Lastly, some bread and butter prone Y-raises — with or without weights — can help finish off your upper back without a single dumbbell in sight.
- Pull-Up: 3xAMRAP
- Chin-Up: 2xAMRAP
- Table Inverted Row OR Dumbbell Row: 3×10
- Towel Inverted Row OR Towel Dumbbell Row: 3×10
- Prone Y-Raise: 2xAMRAP
If you’re opting for weighted prone Y-raises, you’ll probably want to use the lightest pair of dumbbells you’ve got. These are challenging even as a bodyweight exercise, and the point is the quality of movement rather than a heavy load.
Don’t mistake that comfort for ease, though. If anything, this will be one of the harder workouts you’ll perform outside the gym.
In a pinch, a simple variety of planks can provide the foundation of your at-home core routine. However, regular old planks don’t need to be the only go-to here. Spice things up with abdominal pikes, dynamic variations, and high-intensity body saws.
Grab a yoga mat and a towel — this one will be sweaty.
- Abdominal Pike: 3×15
- Thread-The-Needle: 3×10 per direction
- Plank Medley: 3×30 seconds per position
- Body Saw: 3×20 seconds
If you’ve never done a plank medley, brace yourself. These call for a side plank, a front plank, and finally the opposing side plank.
Building Your At-Home Workouts
Having access to machines and a wide range of free weights makes overloading each muscle a bit more straightforward. You can progressively overload your muscles by — among other methods — steadily increasing the weights you use for most exercises.
However, you can still use the principles of progressive overload while training from home with a minimal set-up. You’ll use many of the same tips and tricks for upping the intensity that you’d deploy at the gym.
This might mean using fewer reps than a workout may call for, depending on your experience level. As long as you’re pushing yourself hard and hitting a high rate of perceived exertion, you should be good to go.
Without a ton of weight to use, performing unilateral exercises immediately adds intensity to your workout. Unilateral exercises break your workout individual sides. This helps combat side-to-side strength and muscle imbalances.
When you’re using this strategy with your bodyweight, you’ll also be shifting more of your bodyweight to one side. Single-arm push-up variations are a great example here.
You can make your workout immediately more challenging by adding slower eccentrics and pauses in the hardest positions of an exercise to reach muscular fatigue. This tempo training puts your muscles under tension for a longer period of time. That’s a great recipe for muscle growth, with or without heavy weights.
You can try adding a peak isometric contraction to help ensure repetition quality when you don’t have weights. Aim for a maximum voluntary contraction — squeezing your muscle at its peak as hard as you can for a good solid second — during each repetition.
Performing as many rounds or repetitions as possible can be a mainstay in your home training. This method will teach you to approach and hit failure even when you’re training with minimal equipment.
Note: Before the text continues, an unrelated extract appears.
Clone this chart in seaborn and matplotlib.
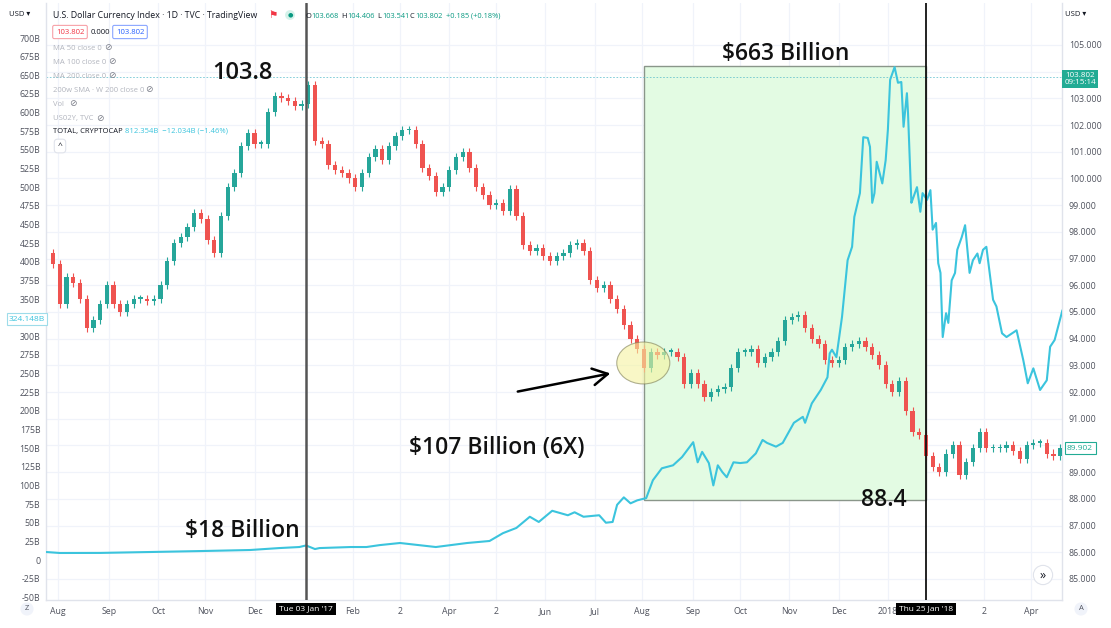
import numpy as np
import pandas as pd
import matplotlib
matplotlib.use("Agg")
import matplotlib.pyplot as plt
import seaborn as sns
from matplotlib.patches import Rectangle, Ellipse

# ---------------- data ----------------
start_date = "2016-07-27"
end_date = "2018-04-19"
candle_days = 3            # trading days represented by one candle
dxy_first_open = 97.2
dxy_close = [
    96.8, 95.3, 96.3, 96.1, 95.5, 94.4, 94.7, 95.3, 96.0, 95.3,
    95.0, 95.3, 95.5, 95.5, 95.4, 95.5, 96.0, 96.9, 97.6, 97.8,
    98.2, 98.7, 98.5, 97.7, 97.2, 98.6, 99.7, 100.2, 101.2, 101.7,
    101.3, 101.3, 102.5, 103.1, 103.0, 102.9, 102.7, 102.8, 103.5, 101.4,
    101.3, 100.5, 100.3, 100.2, 100.0, 99.7, 100.2, 100.8, 101.1, 100.7,
    101.2, 101.6, 101.8, 101.8, 101.3, 100.4, 100.1, 99.5, 99.7, 100.3,
    100.8, 101.0, 100.4, 99.7, 99.4, 99.0, 99.1, 98.8, 99.6, 98.6,
    97.5, 97.3, 97.4, 97.1, 96.9, 97.1, 97.2, 97.5, 97.6, 97.3,
    96.2, 95.9, 96.0, 95.5, 95.1, 94.5, 94.0, 93.6, 92.9, 93.5,
    93.4, 93.5, 93.5, 93.3, 92.3, 92.7, 92.3, 91.8, 92.0, 92.1,
    92.2, 92.9, 93.5, 93.5, 93.6, 93.1, 93.3, 93.5, 93.9, 94.7,
    94.8, 94.9, 94.4, 94.0, 93.8, 93.2, 93.1, 93.2, 93.7, 93.8,
    93.9, 93.7, 93.4, 93.0, 92.3, 92.0, 92.4, 91.3, 90.5, 90.4,
    89.6, 89.2, 89.0, 89.7, 90.0, 88.9, 89.4, 89.9, 90.5, 89.9,
    89.9, 89.9, 90.0, 89.8, 89.5, 90.0, 90.1, 90.1, 89.7, 89.6,
    89.9,
]

# total crypto market cap (billions), x = trading days since start_date
crypto_day = [
    -2, 4, 22, 44, 67, 89, 102, 111, 114, 118,
    120, 134, 141, 147, 156, 172, 186, 196, 202, 208,
    214, 218, 224, 231, 234, 238, 245, 248, 251, 253,
    256, 259, 262, 266, 269, 273, 278, 282, 287, 289,
    291, 294, 296, 298, 300, 302, 305, 308, 311, 315,
    318, 320, 324, 327, 332, 336, 337, 340, 344, 347,
    348, 349, 351, 353.5, 356, 358, 359, 361.5, 363, 365,
    366, 367, 368, 369, 371.5, 373, 374, 375, 377, 378.5,
    380, 381, 382.5, 383, 384.5, 385, 387, 388.5, 389.5, 391.5,
    393, 394, 395.5, 396.5, 397.5, 398.5, 400, 401, 402.5, 404,
    405, 407, 408.5, 410.5, 412, 414, 415, 416.5, 418, 421,
    422.5, 425, 427, 431.5, 434.5, 436.5, 439, 442, 445, 446.5,
    448.5, 452,
]
crypto_bn = [
    10.7, 9.4, 9.5, 10.7, 12, 13.4, 16, 17.4, 19.5, 14.7,
    16, 17.4, 17.4, 20, 22.8, 17.4, 22.8, 25.5, 36, 43,
    58, 51, 66, 60, 64, 58, 60, 50, 51, 74,
    84, 76, 80, 83, 107, 123, 127, 138, 158, 131,
    145, 130, 100, 127, 118, 111, 131, 130, 131, 143,
    161, 157, 152, 157, 184, 192, 184, 210, 228, 245,
    277, 282, 272, 326, 402, 420, 460, 492, 567, 566,
    554, 479, 492, 534, 505, 536, 577, 644, 661, 640,
    641, 581, 626, 599, 479, 483, 500, 467, 492, 483,
    496, 443, 452, 398, 385, 299, 331, 318, 375, 385,
    416, 433, 449, 385, 402, 411, 398, 416, 420, 349,
    340, 304, 299, 308, 268, 237, 257, 228, 241, 286,
    295, 335,
]

left_ticks = list(range(-50, 701, 25))
left_hidden = [325]             # label covered by the last-value box
right_ticks = list(range(85, 106))
right_hidden = [90, 104]        # labels covered by the price boxes
month_dates = ["2016-08-01", "2016-09-01", "2016-10-03", "2016-11-01", "2016-12-01",
               "2017-02-01", "2017-03-02", "2017-04-03", "2017-05-02", "2017-06-01",
               "2017-07-03", "2017-08-01", "2017-09-01", "2017-10-02", "2017-11-01",
               "2017-12-01", "2018-01-02", "2018-03-02", "2018-04-02"]
month_labels = ["Aug", "Sep", "Oct", "Nov", "Dec", "Feb", "2", "Apr", "2", "Jun",
                "Jul", "Aug", "Sep", "Oct", "Nov", "Dec", "2018", "2", "Apr"]
marker_dates = ["2017-01-03", "2018-01-25"]
marker_labels = ["Tue 03 Jan '17", "Thu 25 Jan '18"]
box_dates = ["2017-08-02", "2018-01-25"]
box_dxy = [87.96, 104.2]
last_dxy = 103.802

# ---------------- style ----------------
sns.set_theme(style="white")
plt.rcParams['font.family'] = ['Open Sans', 'DejaVu Sans']

W, H = 1111, 628
fig = plt.figure(figsize=(W / 100, H / 100), dpi=100)
fig.patch.set_facecolor("white")
ax = fig.add_axes([46 / W, 1 - 600 / H, (1062 - 46) / W, 597 / H])
axc = ax.twinx()

bdays = pd.bdate_range(start_date, end_date)


def pos(d):
    return bdays.get_loc(pd.Timestamp(d))


XL = (-2.19, 451.8)
ax.set_xlim(*XL)
ax.set_ylim(84.213, 106.573)
axc.set_ylim(-53.64, 746.95)

ax.set_yticks(right_ticks)
ax.set_yticklabels(["" if v in right_hidden else f"{v:.3f}" for v in right_ticks])
ax.yaxis.tick_right()
ax.set_xticks([pos(d) for d in month_dates])
ax.set_xticklabels(month_labels)
ax.grid(True, color="#f0f3fa", lw=0.9)
ax.tick_params(axis="both", length=0, labelsize=6.3, labelcolor="#50535e")
ax.tick_params(axis="y", pad=5)
ax.tick_params(axis="x", pad=5)

axc.set_yticks(left_ticks)
axc.set_yticklabels(["" if v in left_hidden else ("0" if v == 0 else f"{v}B")
                     for v in left_ticks])
axc.yaxis.tick_left()
axc.tick_params(axis="y", length=0, labelsize=6.3, labelcolor="#50535e", pad=4)
axc.grid(False)

for a in (ax, axc):
    for s in a.spines.values():
        s.set_visible(False)
for side in ("left", "right", "bottom"):
    ax.spines[side].set_visible(True)
    ax.spines[side].set_color("#e0e3eb")
    ax.spines[side].set_linewidth(1.0)

# green range box
b0, b1 = pos(box_dates[0]), pos(box_dates[1])
ax.add_patch(Rectangle((b0, box_dxy[0]), b1 - b0, box_dxy[1] - box_dxy[0],
                       facecolor="#e3fbe3", edgecolor="#8a968a", lw=1.0, zorder=1))

# last price line
ax.axhline(last_dxy, color="#4fb8c8", ls=(0, (2, 2)), lw=0.6, alpha=0.8, zorder=2)

# candles
closes = np.array(dxy_close)
opens = np.r_[dxy_first_open, closes[:-1]]
xc = np.arange(len(closes)) * candle_days + 1
up = closes >= opens
cols = np.where(up, "#26a69a", "#ef5350")
lo = np.minimum(opens, closes)
hi = np.maximum(opens, closes)
ax.vlines(xc, lo - 0.15, hi + 0.15, colors=cols, lw=0.8, zorder=3)
ax.bar(xc, np.maximum(hi - lo, 0.06), bottom=lo, width=1.9, color=cols,
       linewidth=0, zorder=4)

# yellow ellipse + arrow
ax.add_patch(Ellipse((264.7, 93.09), 23.7, 1.57, facecolor="#f5f3a0",
                     edgecolor="#7d7d55", lw=0.8, alpha=0.6, zorder=5))
ax.annotate("", xy=(251.2, 92.72), xytext=(207.4, 92.0),
            arrowprops=dict(arrowstyle="->, head_length=0.9, head_width=0.5",
                            lw=1.8, color="black"), zorder=6)

# crypto line
sns.lineplot(x=crypto_day, y=crypto_bn, ax=axc, color="#3bc4dd", lw=1.5,
             legend=False, zorder=5)
axc.set_xlabel("")
axc.set_ylabel("")
ax.set_xlabel("")
ax.set_ylabel("")

# vertical marker lines
axc.axvline(pos(marker_dates[0]), color="#555555", lw=1.8, zorder=6)
axc.axvline(pos(marker_dates[1]), color="#111111", lw=1.3, zorder=6)

# annotations
tkw = dict(fontsize=16.5, fontweight="semibold", color="#111111", ha="center",
           va="center", zorder=8)
ax.text(85.8, 103.95, "103.8", **{**tkw, "fontsize": 17})
ax.text(328.5, 104.66, "$663 Billion", **tkw)
ax.text(199.3, 89.91, "$107 Billion (6X)", **tkw)
ax.text(85.4, 86.80, "$18 Billion", **tkw)
ax.text(372.2, 87.96, "88.4", **tkw)


# ---------------- TradingView chrome ----------------
def ftext(x, y, s, **kw):
    kw.setdefault("va", "center")
    kw.setdefault("ha", "left")
    return fig.text(x / W, 1 - y / H, s, **kw)


ftext(53, 15, "U.S. Dollar Currency Index · 1D · TVC · TradingView",
      fontsize=6.35, color="#131722")
ftext(268, 15, "⚑", fontsize=7.5, color="#f23645", family=["DejaVu Sans"])
ftext(290, 15, "●", fontsize=4.5, color="#089981", ha="center",
      bbox=dict(boxstyle="circle,pad=0.35", fc="#d5f2ea", ec="none"))
teal = "#089981"
for xx, s, c in [(305, "O", "#131722"), (311, "103.668", teal),
                 (341, "H", "#131722"), (347, "104.406", teal),
                 (377, "L", "#131722"), (382, "103.541", teal),
                 (410, "C", "#131722"), (415, "103.802", teal),
                 (446, "+0.185 (+0.18%)", teal)]:
    ftext(xx, 16, s, fontsize=5.3, color=c)

ftext(70, 32, "103.802", fontsize=5.6, color="#f23645", ha="center",
      bbox=dict(boxstyle="round,pad=0.4,rounding_size=0.2", fc="white", ec="#f7a1a8", lw=0.8))
ftext(100, 32, "0.000", fontsize=5.6, color="#131722", ha="center")
ftext(130, 32, "103.802", fontsize=5.6, color="#2962ff", ha="center",
      bbox=dict(boxstyle="round,pad=0.4,rounding_size=0.2", fc="white", ec="#8aa6ff", lw=0.8))

gray = "#b2b5be"
for yy, s, ex in [(48, "MA 50 close 0", 108), (62, "MA 100 close 0", 112),
                  (76, "MA 200 close 0", 112), (90, "200w SMA · W 200 close 0", 149),
                  (104, "Vol", 73), (118, "US02Y, TVC", 100)]:
    ftext(53, yy, s, fontsize=5.5, color=gray)
    ftext(ex, yy, "⊘", fontsize=6.5, color="#787b86", ha="center", family=["DejaVu Sans"])
ftext(53, 131, "TOTAL, CRYPTOCAP", fontsize=5.5, color="#131722")
ftext(125, 131, "812.354B  −12.034B (−1.46%)", fontsize=5.5, color="#3bc4dd")
ftext(60, 146, "^", fontsize=6, color="#131722", ha="center",
      bbox=dict(boxstyle="round,pad=0.4", fc="white", ec="#e0e3eb", lw=0.8))

ftext(20, 14, "USD ▾", fontsize=5.5, color="#131722", ha="center")
ftext(1076, 14, "USD ▾", fontsize=5.5, color="#131722", ha="center")

ftext(27, 319, "324.148B", fontsize=6, color="#3bc4dd", ha="center",
      bbox=dict(boxstyle="square,pad=0.25", fc="white", ec="#9edcea", lw=0.8))
ftext(1080, 79, "103.802\n09:15:14", fontsize=5.8, color="white", ha="center",
      linespacing=1.15,
      bbox=dict(boxstyle="square,pad=0.25", fc="#22ab94", ec="none"))
ftext(1080, 448, "89.902", fontsize=6, color="#22ab94", ha="center",
      bbox=dict(boxstyle="square,pad=0.3", fc="white", ec="#22ab94", lw=0.8))

for d, lab in zip(marker_dates, marker_labels):
    px = 46 + (pos(d) - XL[0]) / (XL[1] - XL[0]) * (1062 - 46)
    ftext(px, 609, lab, fontsize=6, color="white", ha="center",
          bbox=dict(boxstyle="square,pad=0.35", fc="black", ec="none"))

ftext(27, 609, "Z", fontsize=5.5, color="#50535e", ha="center",
      bbox=dict(boxstyle="circle,pad=0.4", fc="#f0f3fa", ec="none"))
ftext(1081, 609, "A", fontsize=5.5, color="#50535e", ha="center",
      bbox=dict(boxstyle="circle,pad=0.4", fc="#f0f3fa", ec="none"))
ftext(1043, 575, "»", fontsize=9, color="#131722", ha="center",
      bbox=dict(boxstyle="circle,pad=0.25", fc="white", ec="#e0e3eb", lw=0.8))

fig.savefig("out.png", dpi=100, facecolor="white")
Just be sure you’re not rushing through reps with sloppy form for the sake of a higher rep count. Quality over quantity will lead to better gains.
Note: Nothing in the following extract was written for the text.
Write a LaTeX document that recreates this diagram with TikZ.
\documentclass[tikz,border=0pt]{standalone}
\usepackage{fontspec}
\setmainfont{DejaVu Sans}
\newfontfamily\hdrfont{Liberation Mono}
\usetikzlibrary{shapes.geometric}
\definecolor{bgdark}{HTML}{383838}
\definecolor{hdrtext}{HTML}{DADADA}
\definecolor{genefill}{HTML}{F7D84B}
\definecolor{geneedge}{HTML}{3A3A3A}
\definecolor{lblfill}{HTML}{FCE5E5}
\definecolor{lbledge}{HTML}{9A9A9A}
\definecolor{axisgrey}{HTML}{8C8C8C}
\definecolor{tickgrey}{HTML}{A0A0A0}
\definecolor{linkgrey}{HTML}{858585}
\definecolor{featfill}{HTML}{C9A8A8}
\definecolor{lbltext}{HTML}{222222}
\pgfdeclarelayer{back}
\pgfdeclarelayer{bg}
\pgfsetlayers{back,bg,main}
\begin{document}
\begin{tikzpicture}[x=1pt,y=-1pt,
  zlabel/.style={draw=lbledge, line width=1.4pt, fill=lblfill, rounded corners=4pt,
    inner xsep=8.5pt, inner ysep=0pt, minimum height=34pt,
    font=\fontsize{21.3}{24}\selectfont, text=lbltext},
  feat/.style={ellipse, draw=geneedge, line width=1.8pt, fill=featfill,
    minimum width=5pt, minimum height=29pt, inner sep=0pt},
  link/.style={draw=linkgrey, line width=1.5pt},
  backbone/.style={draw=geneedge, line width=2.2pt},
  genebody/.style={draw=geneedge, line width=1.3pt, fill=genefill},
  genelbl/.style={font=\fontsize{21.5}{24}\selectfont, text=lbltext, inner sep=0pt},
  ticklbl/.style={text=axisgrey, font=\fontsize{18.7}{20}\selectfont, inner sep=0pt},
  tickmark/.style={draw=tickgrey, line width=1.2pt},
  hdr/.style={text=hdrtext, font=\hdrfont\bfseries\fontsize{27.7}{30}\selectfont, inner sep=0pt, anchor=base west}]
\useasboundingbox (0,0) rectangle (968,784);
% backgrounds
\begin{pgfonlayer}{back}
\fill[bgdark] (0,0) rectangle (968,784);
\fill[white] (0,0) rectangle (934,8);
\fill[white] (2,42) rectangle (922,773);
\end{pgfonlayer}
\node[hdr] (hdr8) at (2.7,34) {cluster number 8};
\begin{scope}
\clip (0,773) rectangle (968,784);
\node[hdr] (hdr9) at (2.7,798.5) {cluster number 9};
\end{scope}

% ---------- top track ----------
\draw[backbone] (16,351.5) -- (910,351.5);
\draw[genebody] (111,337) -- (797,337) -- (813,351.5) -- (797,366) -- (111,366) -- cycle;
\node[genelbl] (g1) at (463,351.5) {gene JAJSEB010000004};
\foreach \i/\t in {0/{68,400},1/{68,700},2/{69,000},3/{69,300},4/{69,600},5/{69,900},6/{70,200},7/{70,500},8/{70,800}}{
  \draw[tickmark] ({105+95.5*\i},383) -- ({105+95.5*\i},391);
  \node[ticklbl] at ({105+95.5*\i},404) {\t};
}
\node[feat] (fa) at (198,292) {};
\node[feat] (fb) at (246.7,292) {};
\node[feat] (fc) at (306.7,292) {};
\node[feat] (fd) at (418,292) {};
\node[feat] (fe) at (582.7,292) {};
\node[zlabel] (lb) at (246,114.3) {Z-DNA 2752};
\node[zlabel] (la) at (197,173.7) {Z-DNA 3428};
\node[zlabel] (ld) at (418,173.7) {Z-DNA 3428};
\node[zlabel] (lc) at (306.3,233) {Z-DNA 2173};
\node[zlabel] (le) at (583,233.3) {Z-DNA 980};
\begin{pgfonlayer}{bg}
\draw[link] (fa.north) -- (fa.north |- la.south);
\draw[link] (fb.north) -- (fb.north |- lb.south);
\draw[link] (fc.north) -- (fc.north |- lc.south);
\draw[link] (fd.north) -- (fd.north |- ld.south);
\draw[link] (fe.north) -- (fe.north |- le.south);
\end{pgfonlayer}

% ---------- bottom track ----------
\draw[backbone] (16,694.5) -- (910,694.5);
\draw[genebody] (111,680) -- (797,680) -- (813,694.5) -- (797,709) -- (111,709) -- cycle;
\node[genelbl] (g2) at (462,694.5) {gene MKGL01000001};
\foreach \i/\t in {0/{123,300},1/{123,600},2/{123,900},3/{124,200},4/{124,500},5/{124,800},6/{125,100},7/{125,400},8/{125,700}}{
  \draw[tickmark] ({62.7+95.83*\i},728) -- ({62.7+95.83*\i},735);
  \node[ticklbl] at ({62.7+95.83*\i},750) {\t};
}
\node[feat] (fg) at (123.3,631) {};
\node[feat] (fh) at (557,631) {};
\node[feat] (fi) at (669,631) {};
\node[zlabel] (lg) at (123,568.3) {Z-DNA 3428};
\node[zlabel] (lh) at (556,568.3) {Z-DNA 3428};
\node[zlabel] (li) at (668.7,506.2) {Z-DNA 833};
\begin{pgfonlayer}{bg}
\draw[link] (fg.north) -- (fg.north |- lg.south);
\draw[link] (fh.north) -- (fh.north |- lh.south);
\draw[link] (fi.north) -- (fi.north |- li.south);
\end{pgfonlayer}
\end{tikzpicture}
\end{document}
Finally, minimizing how long you’re resting between sets can help increase your workout intensity dramatically. Not allowing a muscle to fully recover before hitting it again can really double up on the metabolic burn, speeding the rate at which you’ll experience muscle failure with each subsequent set.
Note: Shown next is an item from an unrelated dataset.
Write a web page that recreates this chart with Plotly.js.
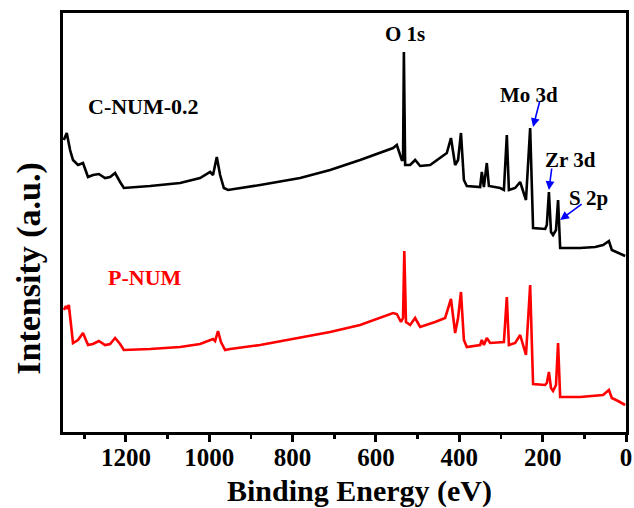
<!DOCTYPE html>
<html>
<head>
<meta charset="utf-8">
<script src="https://cdn.plot.ly/plotly-3.0.1.min.js"></script>
<style>html,body{margin:0;padding:0;background:#fff;}#chart{width:634px;height:508px;}</style>
</head>
<body>
<div id="chart"></div>
<script>
// Binding energy (eV) and intensity (a.u.)
const cnumEnergy = [1349,1342,1334,1327,1315,1303,1291,1279,1265,1250,1238,1226,1214,1205,1142,1070,1022,998,991,982,974,965,955,878,782,710,638,559,550,538,535,533,530,518,506,494,470,446,430,420,410,403,396,389,382,350,346,341,334,329,302,293,286,281,266,254,247,240,230,223,194,190,185,180,175,168,163,158,110,74,55,41,34,19,2];
const cnumIntensity = [292,299,282,272,267,269,255,257,258,254,255,259,250,244,246,249,254,260,257,275,257,244,242,247,254,262,272,284,287,272,272,380,267,267,272,266,267,274,279,294,267,272,299,252,246,245,260,245,269,246,244,242,297,242,244,250,242,232,304,204,203,207,240,200,197,202,232,184,184,185,187,191,182,179,176];

const pnumEnergy = [1349,1344,1341,1337,1327,1315,1303,1291,1279,1265,1250,1238,1226,1214,1205,1142,1070,1022,991,986,979,972,962,950,878,782,710,638,559,550,540,535,532,528,518,506,494,458,434,420,410,403,396,389,382,350,346,341,334,326,293,286,281,266,254,247,240,230,223,194,190,185,180,175,168,163,158,110,74,55,41,34,19,2];
const pnumIntensity = [122,126,123,127,89,92,99,87,88,91,87,88,94,88,82,83,85,88,93,91,101,90,82,83,87,94,100,107,119,118,110,114,181,110,107,114,105,110,114,133,99,114,140,92,85,87,92,87,94,89,90,135,87,89,97,87,77,147,48,47,49,60,44,41,47,89,35,35,36,37,42,34,31,27];

const seriesNames = ['C-NUM-0.2', 'P-NUM'];
const peakLabels = ['O 1s', 'Mo 3d', 'Zr 3d', 'S 2p'];
const xTickVals = [1200, 1000, 800, 600, 400, 200, 0];
const xTickText = ['1200', '1000', '800', '600', '400', '200', '0'];
const xTitle = 'Binding Energy (eV)';
const yTitle = 'Intensity (a.u.)';

const F = 'Liberation Serif, Times New Roman, serif';
const font = (size, color) => ({family: F, size: size, color: color || '#000', weight: 'bold'});

const traces = [
  {x: cnumEnergy, y: cnumIntensity, name: seriesNames[0], type: 'scatter', mode: 'lines',
   line: {color: '#000000', width: 2.6}},
  {x: pnumEnergy, y: pnumIntensity, name: seriesNames[1], type: 'scatter', mode: 'lines',
   line: {color: '#ff0000', width: 2.6}}
];

const txt = (t, x, y, c, s) => ({text: t, x: x, y: y, xref: 'x', yref: 'y', showarrow: false,
  font: font(s || 21, c), xanchor: 'center', yanchor: 'middle'});
const arr = (x, y, ax, ay) => ({text: '', x: x, y: y, xref: 'x', yref: 'y', ax: ax, ay: ay,
  showarrow: true, arrowcolor: '#0000ff', arrowwidth: 1.6, arrowhead: 2, arrowsize: 1.1});

const layout = {
  width: 634, height: 508,
  margin: {l: 63, r: 8, t: 13, b: 76, pad: 0},
  paper_bgcolor: '#fff', plot_bgcolor: '#fff',
  showlegend: false,
  xaxis: {
    range: [1351, 0], showgrid: false, zeroline: false,
    showline: true, linewidth: 3, linecolor: '#000', mirror: true,
    ticks: 'outside', ticklen: 7, tickwidth: 3, tickcolor: '#000',
    tickvals: xTickVals, ticktext: xTickText,
    tickfont: font(25), ticklabelstandoff: -6,
    minor: {dtick: 100, tick0: 0, ticks: 'outside', ticklen: 4, tickwidth: 2.5, tickcolor: '#000', showgrid: false}
  },
  yaxis: {
    range: [0, 419], showgrid: false, zeroline: false,
    showline: true, linewidth: 3, linecolor: '#000', mirror: true,
    showticklabels: false, ticks: ''
  },
  annotations: [
    txt(seriesNames[0], 1158, 326, '#000', 22),
    txt(seriesNames[1], 1154, 155, '#ff0000', 22),
    txt(peakLabels[0], 530, 398),
    txt(peakLabels[1], 233, 337),
    txt(peakLabels[2], 134, 272),
    txt(peakLabels[3], 91, 234),
    arr(223, 305, 7, -27),
    arr(185, 242, 3, -23),
    arr(158, 212, 23, -17),
    {text: xTitle, xref: 'paper', yref: 'paper', x: 0.5275, y: -0.14, showarrow: false,
     xanchor: 'center', yanchor: 'middle', font: font(30)},
    {text: yTitle, xref: 'paper', yref: 'paper', x: -0.062, y: 0.39, showarrow: false,
     xanchor: 'center', yanchor: 'middle', textangle: -90, font: font(34)}
  ]
};

Plotly.newPlot('chart', traces, layout, {displayModeBar: false, staticPlot: true});
</script>
</body>
</html>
Instead of going for two to three minutes of rest like you might in a gym, try limiting your downtime to 30 to 45 seconds when training at home.
Benefits of Training at Home
Training from home may seem like a bigger challenge than working out in a gym, but there are plenty of valuable perks to offset the lack of a barbell. Completely controlling your training environment, getting creative, and emphasizing the fundamentals are all huge benefits that you shouldn’t overlook.
Control Over Your Training Environment
Sometimes, you’re just not in the mood to fight over equipment or maneuver the hustle and bustle of a commercial gym. Having the option to train in the privacy of your own home, with full control over music selection, rest times, and cleanliness to your satisfaction can be hard to beat.
Not only that, but having your own private space can seriously boost the efficiency of your workouts.
There are definite pros and cons of working out from home without weights. A gym can help you target all the small muscle groups of the upper body with specific machines. Without these options, you will need to have a deeper understanding of your anatomy and much more creativity to get the job done.
In the long run, spending some time creating at-home workouts can ensure you’re able to make gains under any circumstances.
Master Your Mechanics
One of the biggest benefits of working out from home is how much time you’ll have to spend on calisthenics. Without machines or free weights, you will likely have to make exercises such as push-ups or pull-ups staples of your upper-body workouts. These exercises target many muscles of the upper body to varying degrees.
Moreover, bodyweight movements teach you to work as one synchronous unit. When or if you return to the weight room, you should notice your lat pulldowns feel much stronger after you’ve banged out a few (thousand) pull-ups.
Get After It at Home
Training from home is something you’re destined to tangle with at some point or another, either by necessity or just out of plain preference. Although it might be a bit more challenging to get a good workout at home than in a gym, using sound training principles at home can bridge the gap.
Being creative and making subtle adjustments to your usual exercises can have a huge impact on your ability to effectively target each muscle group of the upper body. Master your calisthenics, embrace the high-repetition grind, and you can make some serious upper body gains from the comfort of your own home.